Se desplomó de rodillas y mientras uno le mordía el brazo y él intentaba rechazarlo, otro le despedazaba la espalda. Cayó a un lado y agachó la cabeza, resguardándose con el brazo libre y encogiendo las rodillas para hurtar el estómago.

Eso fue todo. Sus agresores soltaron la presa. Levantó la cabeza y los vio como sombras fugaces moviéndose en la oscuridad. La luz de la linterna caída cayó un instante sobre ellos, y por primera vez pudo ver realmente qué clase de seres habían invadido el corral. Gritó, presa de un pánico cerval.

Luego todos huyeron dejándole a solas. Intentó levantarse, pero le fallaron las piernas y volvió a caer pesadamente. Se arrastró hacia la casa, clavando las uñas en el suelo para ayudarse. Notó humedad en un brazo y una pierna, y empezaba a sentir un dolor ardiente en su espalda.

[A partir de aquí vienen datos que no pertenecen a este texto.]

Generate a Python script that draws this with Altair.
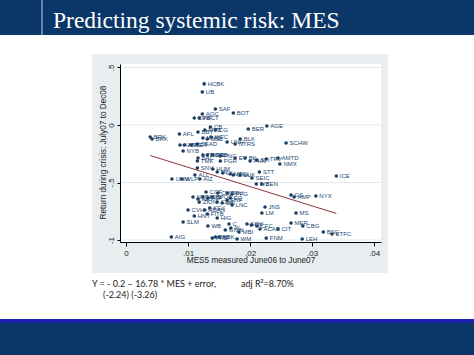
import altair as alt
import pandas as pd

# ---------------- data ----------------
labels = ["HCBK", "UB", "SAF", "BOT", "AOC", "PBCT", "CINF", "AGE", "BER", "CB",
          "CG", "MTB", "BBT", "AFL", "WFC", "USB", "MMC", "BRK", "BRK", "BLK",
          "UNH", "NTRS", "SCHW", "AXP", "AMG", "MET", "SEAD", "NYB", "TROW", "NCC",
          "KRB", "PNC", "TMK", "BAC", "PGR", "SNV", "HUM", "MI", "ALL", "UNM",
          "WLP", "AIZ", "EV", "BK", "FHN", "STI", "TRV", "AMTD", "NMX", "STT",
          "SEIC", "LUK", "CI", "MTG", "CNA", "IVZ", "BEN", "ICE", "GS", "AMP",
          "NYX", "MS", "JNS", "LM", "MER", "CBG", "CIT", "ACAS", "SOV", "RF",
          "CFC", "MBI", "GNW", "XL", "WM", "FNM", "LEH", "BSC", "ETFC", "AIG",
          "FRE", "PMI", "ABK", "C", "WB", "HIG", "SLM", "HNT", "FITB", "CVH",
          "HBAN", "KEY", "COF", "CMA", "PFG", "PRU", "NFS", "AET", "MCO", "RJF",
          "BPOP", "ZION", "CBH", "SFI", "FNF", "LNC", "EQ"]
mes = [0.0126, 0.0123, 0.0144, 0.0173, 0.0123, 0.0118, 0.0110, 0.0227, 0.0197, 0.0136,
       0.0144, 0.0127, 0.0116, 0.0086, 0.0137, 0.0131, 0.0124, 0.0039, 0.0042, 0.0184,
       0.0163, 0.0176, 0.0258, 0.0087, 0.0094, 0.0105, 0.0115, 0.0092, 0.0124, 0.0131,
       0.0139, 0.0152, 0.0115, 0.0116, 0.0152, 0.0115, 0.0140, 0.0147, 0.0111, 0.0074,
       0.0090, 0.0119, 0.0176, 0.0192, 0.0200, 0.0211, 0.0226, 0.0245, 0.0248, 0.0215,
       0.0203, 0.0184, 0.0156, 0.0168, 0.0173, 0.0210, 0.0219, 0.0339, 0.0266, 0.0271,
       0.0306, 0.0274, 0.0224, 0.0219, 0.0266, 0.0285, 0.0245, 0.0216, 0.0195, 0.0202,
       0.0211, 0.0182, 0.0160, 0.0169, 0.0179, 0.0226, 0.0284, 0.0318, 0.0332, 0.0073,
       0.0139, 0.0144, 0.0150, 0.0166, 0.0132, 0.0147, 0.0092, 0.0110, 0.0131, 0.0100,
       0.0127, 0.0135, 0.0129, 0.0148, 0.0171, 0.0163, 0.0108, 0.0116, 0.0124, 0.0132,
       0.0139, 0.0118, 0.0147, 0.0155, 0.0163, 0.0171, 0.0168]
ret = [0.357, 0.287, 0.139, 0.104, 0.096, 0.061, 0.061, -0.009, -0.035, -0.017,
       -0.043, -0.043, -0.061, -0.078, -0.104, -0.122, -0.113, -0.104, -0.122, -0.122,
       -0.148, -0.165, -0.157, -0.174, -0.174, -0.174, -0.165, -0.226, -0.261, -0.261,
       -0.261, -0.270, -0.313, -0.287, -0.313, -0.374, -0.383, -0.409, -0.435, -0.470,
       -0.470, -0.470, -0.287, -0.287, -0.313, -0.304, -0.296, -0.287, -0.339, -0.409,
       -0.461, -0.435, -0.417, -0.426, -0.435, -0.513, -0.513, -0.443, -0.609, -0.626,
       -0.617, -0.765, -0.713, -0.765, -0.852, -0.878, -0.904, -0.904, -0.861, -0.870,
       -0.878, -0.930, -0.913, -0.896, -0.991, -0.983, -0.991, -0.930, -0.948, -0.974,
       -0.983, -0.974, -0.974, -0.861, -0.878, -0.809, -0.843, -0.791, -0.774, -0.739,
       -0.739, -0.722, -0.583, -0.591, -0.600, -0.591, -0.626, -0.643, -0.626, -0.635,
       -0.626, -0.670, -0.670, -0.678, -0.652, -0.696, -0.635]

x_ticks = [0, 0.01, 0.02, 0.03, 0.04]
x_tick_labels = ["0", ".01", ".02", ".03", ".04"]
y_ticks = [0.5, 0, -0.5, -1]
y_tick_labels = [".5", "0", "-.5", "-1"]

INTERCEPT = -0.2
SLOPE = -16.78

title_text = "Predicting systemic risk: MES"
x_title = "MES5 measured June06 to June07"
y_title = "Return during crisis: July07 to Dec08"
eq_line1 = "Y = - 0.2 \u2013 16.78  * MES + error,"
eq_r2 = "adj R\u00b2=8.70%"
eq_line2 = "(-2.24) (-3.26)"

# ---------------- layout ----------------
W, H = 261, 178
PAD_L, PAD_T = 120, 64
PAD_R, PAD_B = 474 - PAD_L - W, 355 - PAD_T - H

NAVY = "#0b3768"
AXIS_FONT = "Liberation Sans"
TXT = "#222222"


def label_expr(vals, labs):
    e = "''"
    for v, l in zip(reversed(vals), reversed(labs)):
        e = f"abs(datum.value - ({v})) < 1e-9 ? '{l}' : ({e})"
    return e


def xenc():
    return alt.X("mes:Q",
                 scale=alt.Scale(domain=[-0.00097, 0.0411], nice=False, zero=False),
                 axis=alt.Axis(values=x_ticks, labelExpr=label_expr(x_ticks, x_tick_labels),
                               title=x_title, grid=False, tickSize=4, labelPadding=3,
                               labelFontSize=8, labelFont=AXIS_FONT, labelColor=TXT,
                               titleFont=AXIS_FONT, titleFontSize=8.2, titleFontWeight="normal",
                               titleColor=TXT, titleY=14, titleBaseline="top",
                               domainColor="#000000", tickColor="#000000", zindex=1,
                               labelFlush=False, labelOverlap=False))


def yenc():
    return alt.Y("ret:Q",
                 scale=alt.Scale(domain=[-1.017, 0.530], nice=False, zero=False),
                 axis=alt.Axis(values=y_ticks, labelExpr=label_expr(y_ticks, y_tick_labels),
                               labelAngle=270, labelAlign="center", labelBaseline="bottom",
                               title=y_title, grid=False, tickSize=3, labelPadding=2,
                               labelFontSize=8, labelFont=AXIS_FONT, labelColor=TXT,
                               titleFont=AXIS_FONT, titleFontSize=8.2, titleFontWeight="normal",
                               titleColor=TXT, titleAngle=270, titleX=-13, titleY=88,
                               titleAlign="center", titleBaseline="bottom",
                               domainColor="#000000", tickColor="#000000", zindex=1,
                               labelFlush=False, labelOverlap=False))


one = pd.DataFrame({"k": [0]})


def rect(x, x2, y, y2, color):
    return alt.Chart(one).mark_rect(color=color).encode(
        x=alt.value(x), x2=alt.value(x2), y=alt.value(y), y2=alt.value(y2))


def text(s, x, y, **kw):
    return alt.Chart(one).mark_text(text=s, align="left", baseline="alphabetic", **kw).encode(
        x=alt.value(x), y=alt.value(y))


pts = pd.DataFrame({"label": labels, "mes": mes, "ret": ret})
fit_x = [min(mes), max(mes)]
fit = pd.DataFrame({"mes": fit_x, "ret": [INTERCEPT + SLOPE * v for v in fit_x]})
grid = pd.DataFrame({"ret": y_ticks})

header = rect(-PAD_L, 474 - PAD_L, -PAD_T, 35 - PAD_T, NAVY)
header_line = alt.Chart(one).mark_rule(color="#c9d2de", strokeWidth=1).encode(
    x=alt.value(42 - PAD_L), y=alt.value(-PAD_T), y2=alt.value(35 - PAD_T))
title = text(title_text, 53 - PAD_L, 28 - PAD_T, font="Liberation Serif", fontSize=23.5, color="white")

graph_region = rect(92 - PAD_L, 388 - PAD_L, 54 - PAD_T, 273 - PAD_T, "#e8eef0")
plot_region = rect(0, W, 0, H, "#ffffff")

grid_lines = alt.Chart(grid).mark_rule(color="#e2eaed", strokeWidth=1).encode(
    y=yenc(), x=alt.value(0), x2=alt.value(W))

points = alt.Chart(pts).mark_circle(size=13, color="#1a3f66", opacity=1).encode(x=xenc(), y=yenc())
point_labels = alt.Chart(pts).mark_text(align="left", baseline="middle", dx=3.5, fontSize=6,
                                        font=AXIS_FONT, color="#1a476f").encode(
    x=xenc(), y=yenc(), text="label:N")
fit_line = alt.Chart(fit).mark_line(color="#90353b", strokeWidth=1).encode(x=xenc(), y=yenc())

bottom_line = rect(-PAD_L, 474 - PAD_L, 319 - PAD_T, 323 - PAD_T, "#1e22b0")
bottom_band = rect(-PAD_L, 474 - PAD_L, 323 - PAD_T, 355 - PAD_T, NAVY)

eq1 = text(eq_line1, 92 - PAD_L, 287 - PAD_T, font="Lato", fontSize=9, color=TXT)
eq2 = text(eq_r2, 241 - PAD_L, 287 - PAD_T, font="Lato", fontSize=9, color=TXT)
eq3 = text(eq_line2, 103 - PAD_L, 298 - PAD_T, font="Lato", fontSize=9, color=TXT)

chart = alt.layer(
    header, header_line, title, graph_region, plot_region, grid_lines,
    points, point_labels, fit_line, bottom_line, bottom_band, eq1, eq2, eq3
).properties(
    width=W, height=H,
    padding={"left": PAD_L, "top": PAD_T, "right": PAD_R, "bottom": PAD_B},
    autosize="none", background="white"
).configure_view(strokeWidth=0)

chart.save("out.html", embed_options={"renderer": "svg", "actions": False})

Había luz en la cocina. Tiger salió de debajo del porche y se arrastró hacia él, gimiendo, con la barriga pegada al suelo. Mary, en camisón, bajaba corriendo la escalera.

—Llama al sheriff —le gritó Elmer, jadeando por el esfuerzo—. ¡Telefonea al sheriff!

Ella cruzó el patio corriendo y se arrodilló a su lado. Quiso ayudarle a levantarse.

Elmer la rechazó.

—¡Llama al sheriff! No pierdas el tiempo.

—¡Estás herido! Vas lleno de sangre.

—Estoy bien —le respondió con impaciencia—. Se han ido. Pero hay que avisar a los demás. Tú no lo has visto, no sabes cómo son.

—Primero entrarás y llamaremos al médico.

—Primero al sheriff —la corrigió—. Luego al médico.

Mary se puso en pie y corrió hacia la casa. Elmer intentó avanzar, recorrió algunos metros y luego se desmayó. El perro se arrastró a su encuentro y se puso a lamerle la cara.